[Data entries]

# # #

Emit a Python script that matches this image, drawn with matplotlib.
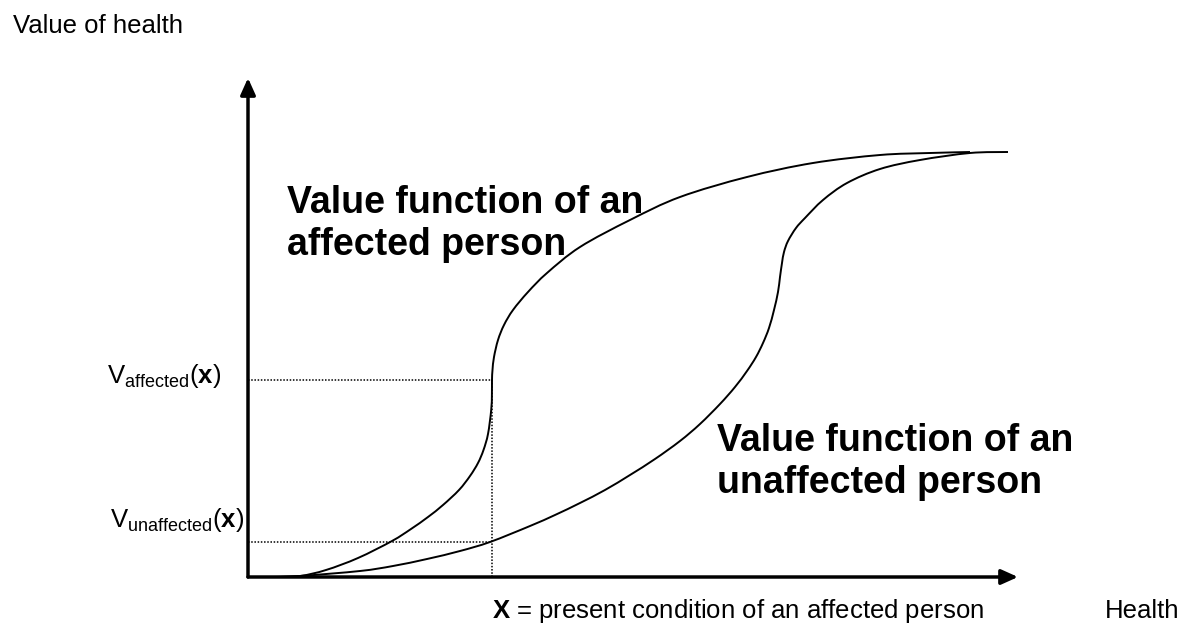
import matplotlib
matplotlib.use('Agg')
import numpy as np
from matplotlib import pyplot as plt
from matplotlib.path import Path
from matplotlib.patches import PathPatch

plt.rcParams['font.family'] = ['Liberation Sans', 'DejaVu Sans']
plt.rcParams['mathtext.fontset'] = 'custom'
plt.rcParams['mathtext.rm'] = 'Liberation Sans'
plt.rcParams['mathtext.it'] = 'Liberation Sans:italic'
plt.rcParams['mathtext.bf'] = 'Liberation Sans:bold'

# health (x) and value (y) in diagram units, origin at the axes corner
affected_x = [27, 52, 78, 110, 144, 163, 180, 195, 211, 222, 230, 235.5, 240,
              243.2, 243.9, 244, 244.5, 246, 250, 256, 265, 280, 299, 332, 382,
              432, 499, 565, 632, 682, 722]
affected_y = [0, 1, 7, 19, 36, 48, 60, 72, 87, 101, 114, 127, 143,
              167, 182, 197, 207, 220, 237, 252, 267, 285, 304, 330, 357,
              380, 400, 414, 422, 424, 425]

unaffected_x = [22, 52, 112, 145, 179, 212, 242, 282, 307, 332, 357, 382, 407,
                432, 452, 472, 487, 499, 508, 515, 521, 526, 530, 532, 534,
                536, 540, 548, 557, 575, 599, 632, 672, 722, 760]
unaffected_y = [0, 1, 6, 11, 18, 26, 35, 51, 62, 74, 87, 102, 118,
                136, 153, 173, 190, 206, 220, 234, 249, 267, 285, 300, 314,
                325, 336, 349, 359, 377, 394, 408, 417, 424, 425]

x_point = 244          # present condition of an affected person
v_affected = 197
v_unaffected = 35
x_axis_end = 770
y_axis_end = 499


def smooth_path(xs, ys):
    # Catmull-Rom through the read points, drawn as cubic bezier segments
    p = np.column_stack([xs, ys]).astype(float)
    verts = [p[0]]
    codes = [Path.MOVETO]
    n = len(p)
    for i in range(n - 1):
        p0 = p[i - 1] if i > 0 else p[i]
        p1 = p[i]
        p2 = p[i + 1]
        p3 = p[i + 2] if i + 2 < n else p[i + 1]
        verts += [p1 + (p2 - p0) / 6, p2 - (p3 - p1) / 6, p2]
        codes += [Path.CURVE4] * 3
    return Path(verts, codes)


fig = plt.figure(figsize=(11.87, 6.24), dpi=100)
ax = fig.add_axes([0, 0, 1, 1])
ax.set_xlim(-248, 939)
ax.set_ylim(-47, 577)
ax.axis('off')

# axes with arrow heads
arrow = dict(arrowstyle='-|>,head_length=1.0,head_width=0.45', lw=2.5,
             color='black', shrinkA=0, shrinkB=0)
ax.annotate('', xy=(0, y_axis_end), xytext=(0, 0), arrowprops=arrow)
ax.annotate('', xy=(x_axis_end, 0), xytext=(0, 0), arrowprops=arrow)

# value functions
for xs, ys in [(affected_x, affected_y), (unaffected_x, unaffected_y)]:
    ax.add_patch(PathPatch(smooth_path(xs, ys), facecolor='none',
                           edgecolor='black', lw=1.4))

# dotted guides
dots = dict(color='black', lw=1.1, linestyle=(0, (1, 1.1)))
ax.plot([0, x_point], [v_affected, v_affected], **dots)
ax.plot([0, x_point], [v_unaffected, v_unaffected], **dots)
ax.plot([x_point, x_point], [0, v_affected], **dots)

# texts
ax.text(-235, 544, 'Value of health', fontsize=18.5, va='baseline')
ax.text(857, -41, 'Health', fontsize=18.5, va='baseline')
ax.text(x_point, -41, r'$\mathbf{X}$ = present condition of an affected person',
        fontsize=18.5, va='baseline')
ax.text(-141, 194, r'$\mathrm{V}_{\mathrm{affected}}(\mathbf{x})$',
        fontsize=18.5, va='baseline')
ax.text(-138, 50, r'$\mathrm{V}_{\mathrm{unaffected}}(\mathbf{x})$',
        fontsize=18.5, va='baseline')
ax.text(39, 322, 'Value function of an\naffected person', fontsize=27,
        fontweight='bold', va='baseline')
ax.text(469, 84, 'Value function of an\nunaffected person', fontsize=27,
        fontweight='bold', va='baseline')

plt.savefig('out.png', dpi=100)
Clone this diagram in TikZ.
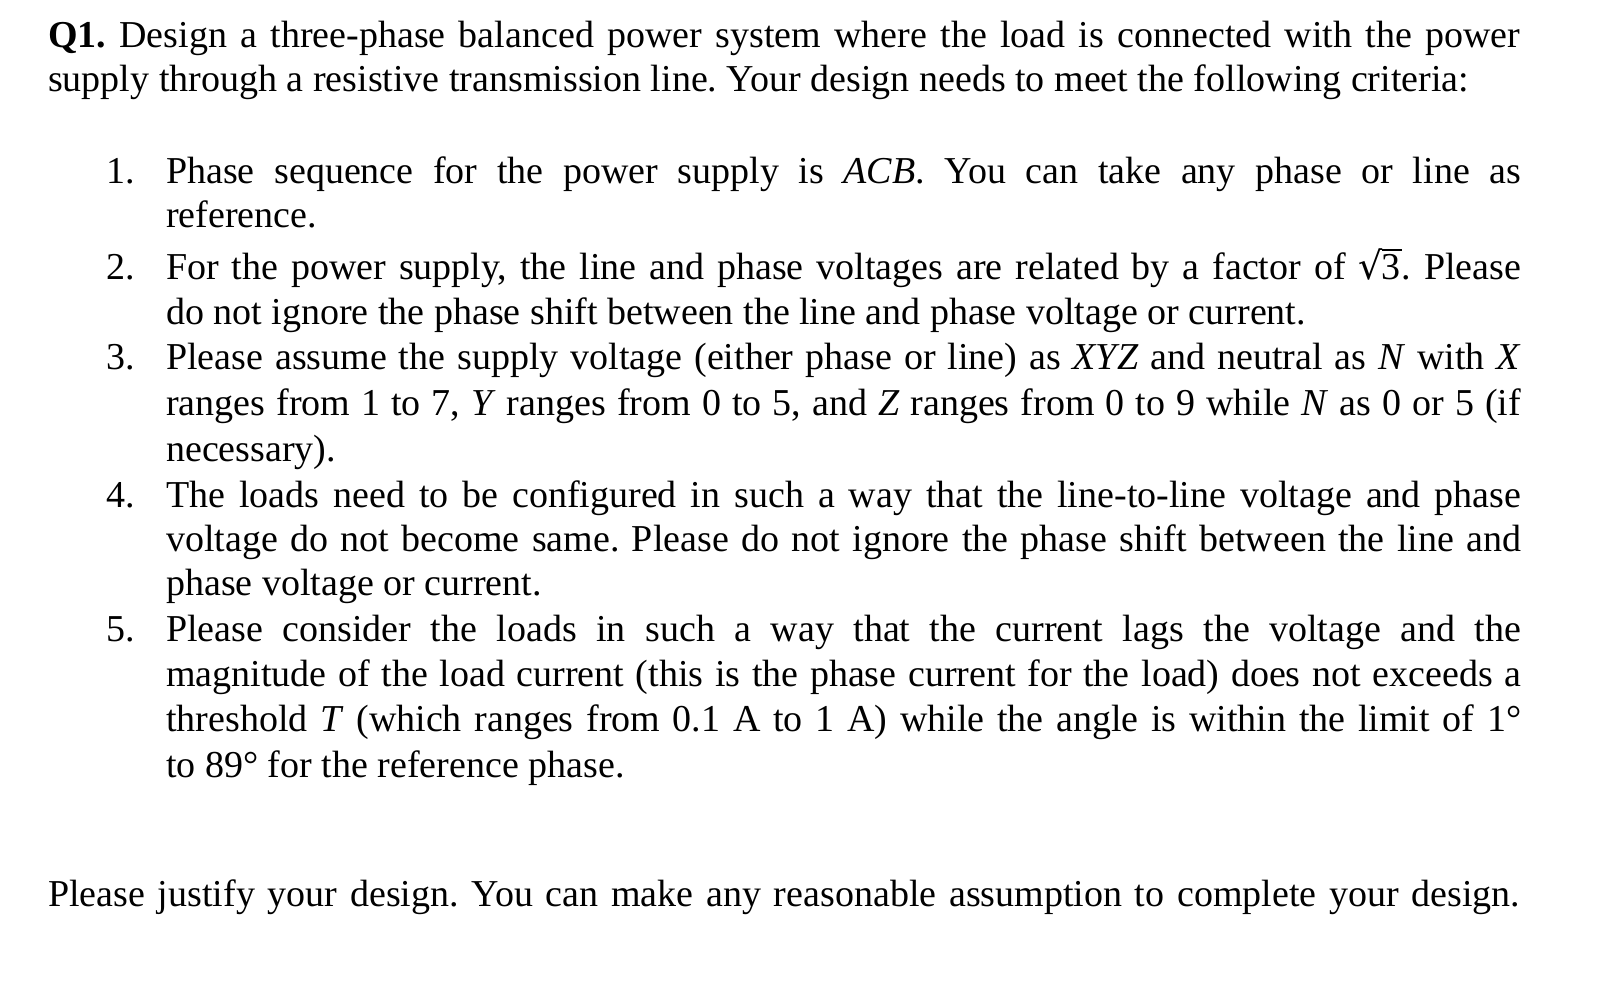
\documentclass[tikz,border=0pt]{standalone}
\usepackage{fontspec}
\setmainfont{Liberation Serif}
\newfontfamily\djv{DejaVu Serif}
\newcommand\sqrtthree{{\djv √}\kern-0.02em\ooalign{\rule[0.74em]{0.52em}{0.045em}\cr 3}}
\begin{document}
\frenchspacing
\begin{tikzpicture}[x=1pt,y=1pt,
  txt/.style={anchor=base west,inner sep=0pt,font=\fontsize{38}{44}\selectfont\frenchspacing},
  num/.style={anchor=base west,inner sep=0pt,font=\fontsize{38}{44}\selectfont}]
\useasboundingbox (0,0) rectangle (1602,-990);
\def\W{1472}
\def\L{1355}
\newcommand\jl[2]{\makebox[#1pt][s]{#2}}
\node[txt] (p1) at (48,-48) {\jl{\W}{\textbf{Q1.} Design a three-phase balanced power system where the load is connected with the power}};
\node[txt] (p2) at (48,-91) {supply through a resistive transmission line. Your design needs to meet the following criteria:};
% item 1
\node[num] (n1) at (106,-183) {1.};
\node[txt] (a1) at (166,-183) {\jl{\L}{Phase sequence for the power supply is \textit{ACB}. You can take any phase or line as}};
\node[txt] (a2) at (166,-227) {reference.};
% item 2
\node[num] (n2) at (106,-279) {2.};
\node[txt] (b1) at (166,-279) {\jl{\L}{For the power supply, the line and phase voltages are related by a factor of \sqrtthree. Please}};
\node[txt] (b2) at (166,-324) {do not ignore the phase shift between the line and phase voltage or current.};
% item 3
\node[num] (n3) at (106,-369) {3.};
\node[txt] (c1) at (166,-369) {\jl{\L}{Please assume the supply voltage (either phase or line) as \textit{XYZ} and neutral as \textit{N} with \textit{X}}};
\node[txt] (c2) at (166,-415) {\jl{\L}{ranges from 1 to 7, \textit{Y} ranges from 0 to 5, and \textit{Z} ranges from 0 to 9 while \textit{N} as 0 or 5 (if}};
\node[txt] (c3) at (166,-461) {necessary).};
% item 4
\node[num] (n4) at (106,-507) {4.};
\node[txt] (d1) at (166,-507) {\jl{\L}{The loads need to be configured in such a way that the line-to-line voltage and phase}};
\node[txt] (d2) at (166,-551) {\jl{\L}{voltage do not become same. Please do not ignore the phase shift between the line and}};
\node[txt] (d3) at (166,-595) {phase voltage or current.};
% item 5
\node[num] (n5) at (106,-641) {5.};
\node[txt] (e1) at (166,-641) {\jl{\L}{Please consider the loads in such a way that the current lags the voltage and the}};
\node[txt] (e2) at (166,-686) {\jl{\L}{magnitude of the load current (this is the phase current for the load) does not exceeds a}};
\node[txt] (e3) at (166,-731) {\jl{\L}{threshold \textit{T} (which ranges from 0.1 A to 1 A) while the angle is within the limit of 1°}};
\node[txt] (e4) at (166,-777) {to 89° for the reference phase.};
\node[txt] (f1) at (48,-906) {\jl{\W}{Please justify your design. You can make any reasonable assumption to complete your design.}};
\end{tikzpicture}
\end{document}
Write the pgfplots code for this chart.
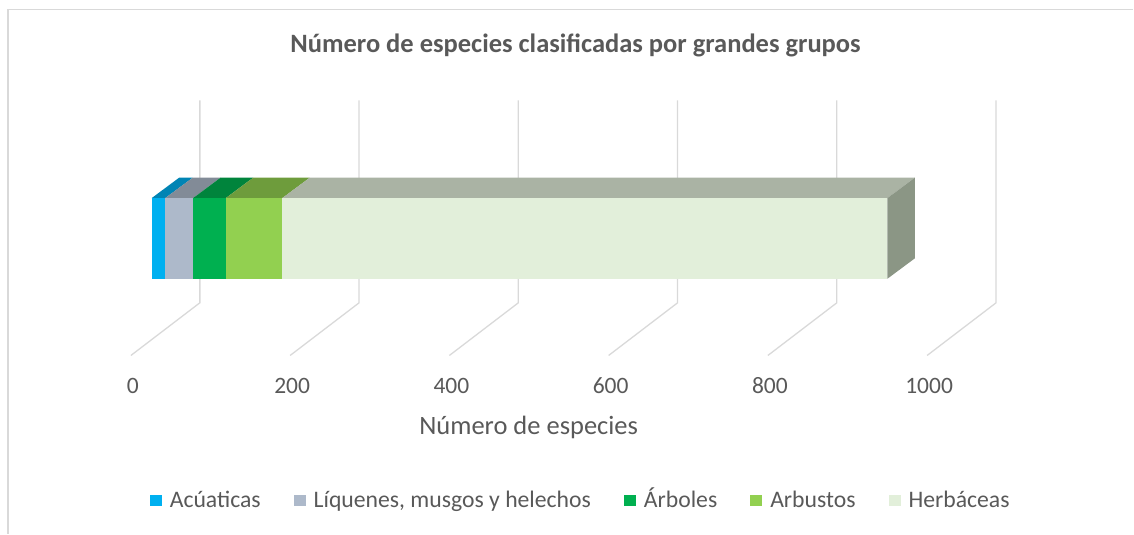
\documentclass[border=0pt]{standalone}
\usepackage{pgfplots}
\pgfplotsset{compat=1.18}
\usepackage{fontspec}
\setmainfont{Carlito}
\definecolor{txt}{HTML}{595959}
\definecolor{gridc}{HTML}{D9D9D9}
\definecolor{cAcu}{HTML}{00B0F0}
\definecolor{cAcuT}{HTML}{0084B4}
\definecolor{cLiq}{HTML}{ADB9CA}
\definecolor{cLiqT}{HTML}{828B97}
\definecolor{cArb}{HTML}{00B050}
\definecolor{cArbT}{HTML}{00843C}
\definecolor{cArs}{HTML}{92D050}
\definecolor{cArsT}{HTML}{6E9C3C}
\definecolor{cHer}{HTML}{E2EFDA}
\definecolor{cHerT}{HTML}{AAB3A4}
\definecolor{cHerS}{HTML}{8B9685}

\pgfplotsset{
  base/.style={width=1134bp,height=534bp,scale only axis,
    xmin=-190.4,xmax=1232.9,ymin=0,ymax=534,hide axis,clip=false},
  sq/.style={legend image code/.code={\fill[##1] (0bp,-6bp) rectangle (12bp,5bp);}},
  gl/.style={gridc, line width=1.3bp, forget plot},
  face/.style={draw=none, forget plot},
}
\begin{document}
\begin{tikzpicture}
\begin{axis}[base]
% full picture area
\path (axis description cs:0,0) rectangle (axis description cs:1,1);
% frame
\draw[gridc, line width=1.5bp] (axis description cs:0.00705,0) -- (axis description cs:0.00705,0.9826) -- (axis description cs:1,0.9826);
% gridlines (floor front -> back wall -> top)
\addplot[gl] coordinates {(-26,178.3) (60.6,231) (60.6,433.5)};
\addplot[gl] coordinates {(174,178.3) (260.6,231) (260.6,433.5)};
\addplot[gl] coordinates {(374,178.3) (460.6,231) (460.6,433.5)};
\addplot[gl] coordinates {(574,178.3) (660.6,231) (660.6,433.5)};
\addplot[gl] coordinates {(774,178.3) (860.6,231) (860.6,433.5)};
\addplot[gl] coordinates {(974,178.3) (1060.6,231) (1060.6,433.5)};
% top faces of the stacked bar
\addplot[face, fill=cAcuT] coordinates {(0,335.7) (17,335.7) (51.6,356.2) (34.6,356.2)} -- cycle;
\addplot[face, fill=cLiqT] coordinates {(17,335.7) (52,335.7) (86.6,356.2) (51.6,356.2)} -- cycle;
\addplot[face, fill=cArbT] coordinates {(52,335.7) (93,335.7) (127.6,356.2) (86.6,356.2)} -- cycle;
\addplot[face, fill=cArsT] coordinates {(93,335.7) (164,335.7) (198.6,356.2) (127.6,356.2)} -- cycle;
\addplot[face, fill=cHerT] coordinates {(164,335.7) (924,335.7) (958.6,356.2) (198.6,356.2)} -- cycle;
% right side face
\addplot[face, fill=cHerS] coordinates {(924,255) (924,335.7) (958.6,356.2) (958.6,275.5)} -- cycle;
% tick labels
\begin{scope}[every node/.style={text=txt, font=\fontsize{23.5bp}{28bp}\selectfont, anchor=base, inner sep=0pt}]
\node at (axis cs:-23.5,140.7) {0};
\node at (axis cs:176.5,140.7) {200};
\node at (axis cs:376.5,140.7) {400};
\node at (axis cs:576.5,140.7) {600};
\node at (axis cs:776.5,140.7) {800};
\node at (axis cs:976.5,140.7) {1000};
\end{scope}
% title and axis label
\node[text=txt, font=\fontsize{26.5bp}{31bp}\selectfont\bfseries, anchor=base, inner sep=0pt]
  at (axis description cs:0.5079,0.9021) {Número de especies clasificadas por grandes grupos};
\node[text=txt, font=\fontsize{26.5bp}{31bp}\selectfont, anchor=base, inner sep=0pt]
  at (axis description cs:0.4665,0.1867) {Número de especies};
\end{axis}
\begin{axis}[base, xbar stacked, bar width=80.7,
  legend columns=5,
  legend style={at={(axis description cs:0.5115,0.0637)}, anchor=center,
    draw=none, fill=none, text=txt, font=\fontsize{23.7bp}{28bp}\selectfont,
    nodes={inner sep=0pt},
    /tikz/every odd column/.append style={column sep=8bp},
    /tikz/every even column/.append style={column sep=33bp}},
  legend cell align=left]
\addplot[fill=cAcu, draw=none, sq] coordinates {(17,295.35)};
\addplot[fill=cLiq, draw=none, sq] coordinates {(35,295.35)};
\addplot[fill=cArb, draw=none, sq] coordinates {(41,295.35)};
\addplot[fill=cArs, draw=none, sq] coordinates {(71,295.35)};
\addplot[fill=cHer, draw=none, sq] coordinates {(760,295.35)};
\legend{Acúaticas, {Líquenes, musgos y helechos}, \smash{Á}rboles, Arbustos, Herbáceas}
\end{axis}
\end{tikzpicture}
\end{document}
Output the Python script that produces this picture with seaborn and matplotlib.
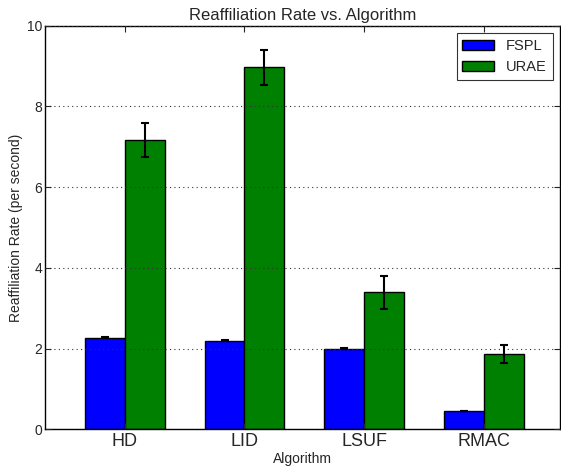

# # #

Aim:
Find the word "that" in the entries, and copy every line it shows up in.

Exercise answer:
Emit a Python script that matches this image, drawn with matplotlib.
\node[txt] (d1) at (166,-507) {\jl{\L}{The loads need to be configured in such a way that the line-to-line voltage and phase}};
\node[txt] (e1) at (166,-641) {\jl{\L}{Please consider the loads in such a way that the current lags the voltage and the}};
Output the Python script that produces this picture with seaborn and matplotlib.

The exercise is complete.